CMS oversight of Medicare beneficiary data security needs improvement

April 6, 2018

The Centers for Medicare and Medicaid Services (CMS) shares Medicare beneficiary data with three major types of external entities: (1) Medicare Administrative Contractors (MAC) that perform processing and distribution functions that support the payment of Medicare benefits; (2) research organizations (researchers) that use Medicare beneficiary data to study how healthcare services are provided to beneficiaries; and (3) qualified public or private entities that use claims data to evaluate the performance of Medicare service providers and equipment suppliers.

CMS has developed requirements for implementing security controls that align with federal guidance for two of the three types of external entities that access Medicare beneficiary data. While CMS has developed guidance for MACs and qualified entities, it has not developed equivalent guidance for researchers.

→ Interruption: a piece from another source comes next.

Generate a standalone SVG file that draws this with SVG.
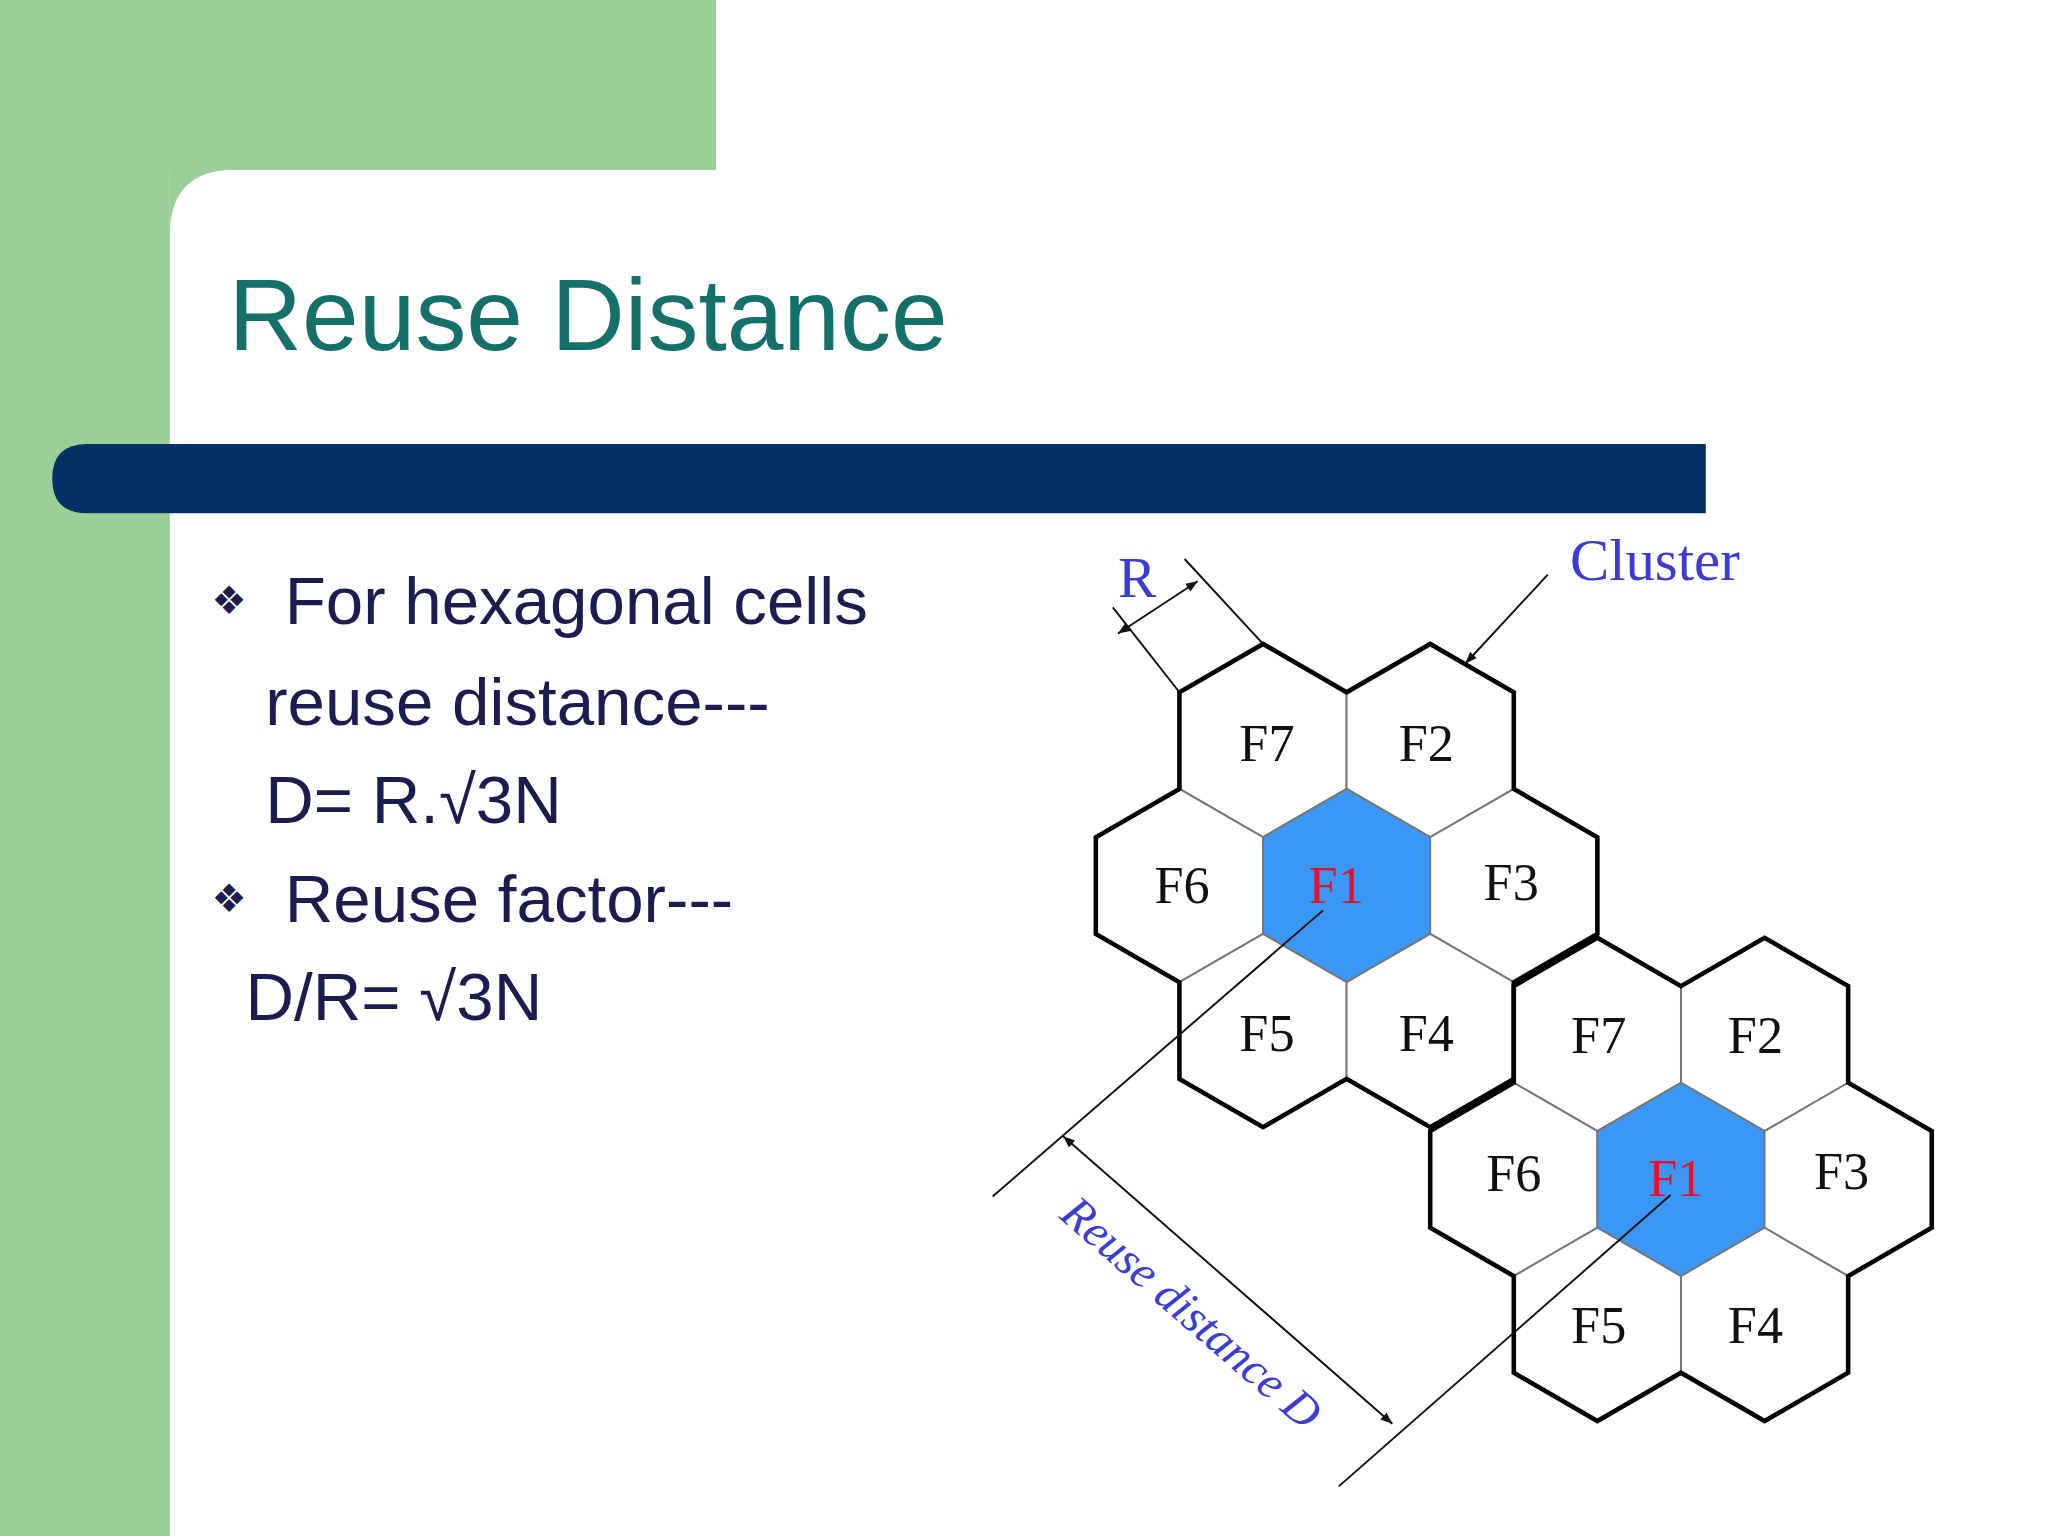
<svg xmlns="http://www.w3.org/2000/svg" width="2048" height="1536" viewBox="0 0 2048 1536">
<defs>
<style>
.hex{fill:#fff;stroke:#777;stroke-width:1.5}
.blue{fill:#3a97f5}
.out{fill:none;stroke:#000;stroke-width:3.5;stroke-linejoin:miter}
.lab{font-family:"Liberation Serif",serif;font-size:40px;fill:#111;text-anchor:middle}
.red{fill:#e8102a}
.dim{stroke:#111;stroke-width:1.5;fill:none}
.body{font-family:"Liberation Sans",Arial,sans-serif;font-size:51.5px;fill:#1c1c50}
.bl{font-family:"Liberation Serif",serif;fill:#3b3bd6}
</style>
<marker id="ah" viewBox="0 0 10 10" refX="10" refY="5" markerWidth="9" markerHeight="9" orient="auto-start-reverse" markerUnits="userSpaceOnUse"><path d="M0,1 L10,5 L0,9 z" fill="#111"/></marker>
<path id="h" d="M0,-74 L64,-37 L64,37 L0,74 L-64,37 L-64,-37 Z"/>
</defs>
<rect width="2048" height="1536" fill="#fff"/>
<g transform="scale(1.30612)">
<rect x="0" y="0" width="548" height="130" fill="#9bcf98"/>
<rect x="0" y="0" width="130" height="1176" fill="#9bcf98"/>
<path d="M130,1176 L130,180 Q130,130 180,130 L548,130 L548,0 L130,0 Z" fill="#9bcf98"/>
<text x="175" y="268" font-family="'Liberation Sans',Arial,sans-serif" font-size="78" fill="#15706a">Reuse Distance</text>
<path d="M67,340 L1306,340 L1306,393 L67,393 Q40,393 40,366.5 Q40,340 67,340 Z" fill="#043163"/>
<g id="text">
<text x="162" y="470" font-family="'DejaVu Sans',sans-serif" font-size="30" fill="#1c1c50">❖</text>
<text x="218" y="478" class="body">For hexagonal cells</text>
<text x="203" y="555" class="body">reuse distance---</text>
<text x="203" y="630" class="body">D= R.√3N</text>
<text x="162" y="698" font-family="'DejaVu Sans',sans-serif" font-size="30" fill="#1c1c50">❖</text>
<text x="218" y="706" class="body">Reuse factor---</text>
<text x="188" y="781" class="body">D/R= √3N</text>
</g>
<g id="cluster1" transform="translate(1031,678)">
<use href="#h" class="hex" x="-64" y="-111"/><use href="#h" class="hex" x="64" y="-111"/>
<use href="#h" class="hex" x="-128" y="0"/><use href="#h" class="hex blue" x="0" y="0"/><use href="#h" class="hex" x="128" y="0"/>
<use href="#h" class="hex" x="-64" y="111"/><use href="#h" class="hex" x="64" y="111"/>
<path class="out" d="M-64,-185 L0,-148 L64,-185 L128,-148 L128,-74 L192,-37 L192,37 L128,74 L128,148 L64,185 L0,148 L-64,185 L-128,148 L-128,74 L-192,37 L-192,-37 L-128,-74 L-128,-148 Z"/>
<text class="lab" x="-61" y="-95">F7</text><text class="lab" x="61" y="-95">F2</text>
<text class="lab" x="-126" y="13">F6</text><text class="lab red" x="-8" y="13">F1</text><text class="lab" x="126" y="11">F3</text>
<text class="lab" x="-61" y="127">F5</text><text class="lab" x="61" y="127">F4</text>
</g>
<g id="cluster2" transform="translate(1287,903)">
<use href="#h" class="hex" x="-64" y="-111"/><use href="#h" class="hex" x="64" y="-111"/>
<use href="#h" class="hex" x="-128" y="0"/><use href="#h" class="hex blue" x="0" y="0"/><use href="#h" class="hex" x="128" y="0"/>
<use href="#h" class="hex" x="-64" y="111"/><use href="#h" class="hex" x="64" y="111"/>
<path class="out" d="M-64,-185 L0,-148 L64,-185 L128,-148 L128,-74 L192,-37 L192,37 L128,74 L128,148 L64,185 L0,148 L-64,185 L-128,148 L-128,74 L-192,37 L-192,-37 L-128,-74 L-128,-148 Z"/>
<text class="lab" x="-63" y="-97">F7</text><text class="lab" x="57" y="-97">F2</text>
<text class="lab" x="-128" y="9">F6</text><text class="lab red" x="-4" y="13">F1</text><text class="lab" x="123" y="7">F3</text>
<text class="lab" x="-63" y="125">F5</text><text class="lab" x="57" y="125">F4</text>
</g>
<g id="connectors">
<line class="dim" x1="903" y1="530" x2="852" y2="465"/>
<line class="dim" x1="967" y1="493" x2="907" y2="428"/>
<line class="dim" x1="856" y1="485" x2="917" y2="445" marker-start="url(#ah)" marker-end="url(#ah)"/>
<line class="dim" x1="1185" y1="440" x2="1122" y2="508" marker-end="url(#ah)"/>
<line class="dim" x1="1013" y1="697" x2="760" y2="916"/>
<line class="dim" x1="1279" y1="915" x2="1025" y2="1138"/>
<line class="dim" x1="814" y1="870" x2="1066" y2="1090" marker-start="url(#ah)" marker-end="url(#ah)"/>
</g>
<text class="bl" x="856" y="457" font-size="44">R</text>
<text class="bl" x="1202" y="444" font-size="45">Cluster</text>
<text class="bl" x="0" y="0" font-size="36" font-style="italic" transform="translate(810,932) rotate(41)">Reuse distance D</text>
</g>
</svg>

Researchers must adhere to broad government wide standards, but are not given guidance on which specific controls to implement.

According to CMS, the lack of specific guidance gives the researchers more flexibility to independently assess their security risks and determine which controls are appropriate to implement; however, without providing comprehensive, risk-based security guidance to researchers, CMS increases the risk that external entities possessing agency data may not have applied security controls that meet CMS standards.

Additionally, CMS has established an oversight program for the security of MAC data, but has not established a corresponding program to oversee security implementation by researchers and qualified entities. Without effective oversight measures in place for researchers and qualified entities, CMS cannot fully ensure that the security of Medicare beneficiary data is being adequately protected.

Regarding MACs, although they are subject to two types of independent annual assessments, which have regularly identified weaknesses in their implementation of security controls, the weaknesses that have been assessed as low-risk have not been consistently tracked in the CMS finding tracking system. Without more consistent tracking of these low-risk weaknesses, it may be difficult for CMS to determine if all weaknesses are being addressed in a timely manner.

Recent data breaches have highlighted the importance of ensuring the security of health information, including Medicare beneficiary data. Such data are created, stored, and used by a wide variety of entities, such as healthcare providers, insurance companies, financial institutions, researchers, and others.

GAO was asked to conduct a study of CMS efforts to protect Medicare beneficiary data accessed by external entities. GAO’s objectives were to (1) identify the major external entities that collect, store, and process Medicare fee-for-service beneficiary data; (2) determine whether requirements for the protection of Medicare beneficiary data align with federal guidance; and (3) assess CMS oversight of the implementation of those requirements. GAO analyzed information about how external entities access data, reviewed CMS documentation on who they share data with, compared federal standards with CMS security requirements for external entities, and analyzed results of independent security reviews. GAO also interviewed CMS officials about their oversight activities.

GAO recommends that CMS develop additional guidance for researchers on implementing security controls required by CMS, consistently track results of independent assessments, and provide oversight of researchers and qualified entities. CMS concurred with GAO’s three recommendations and described actions it has planned or taken to address them.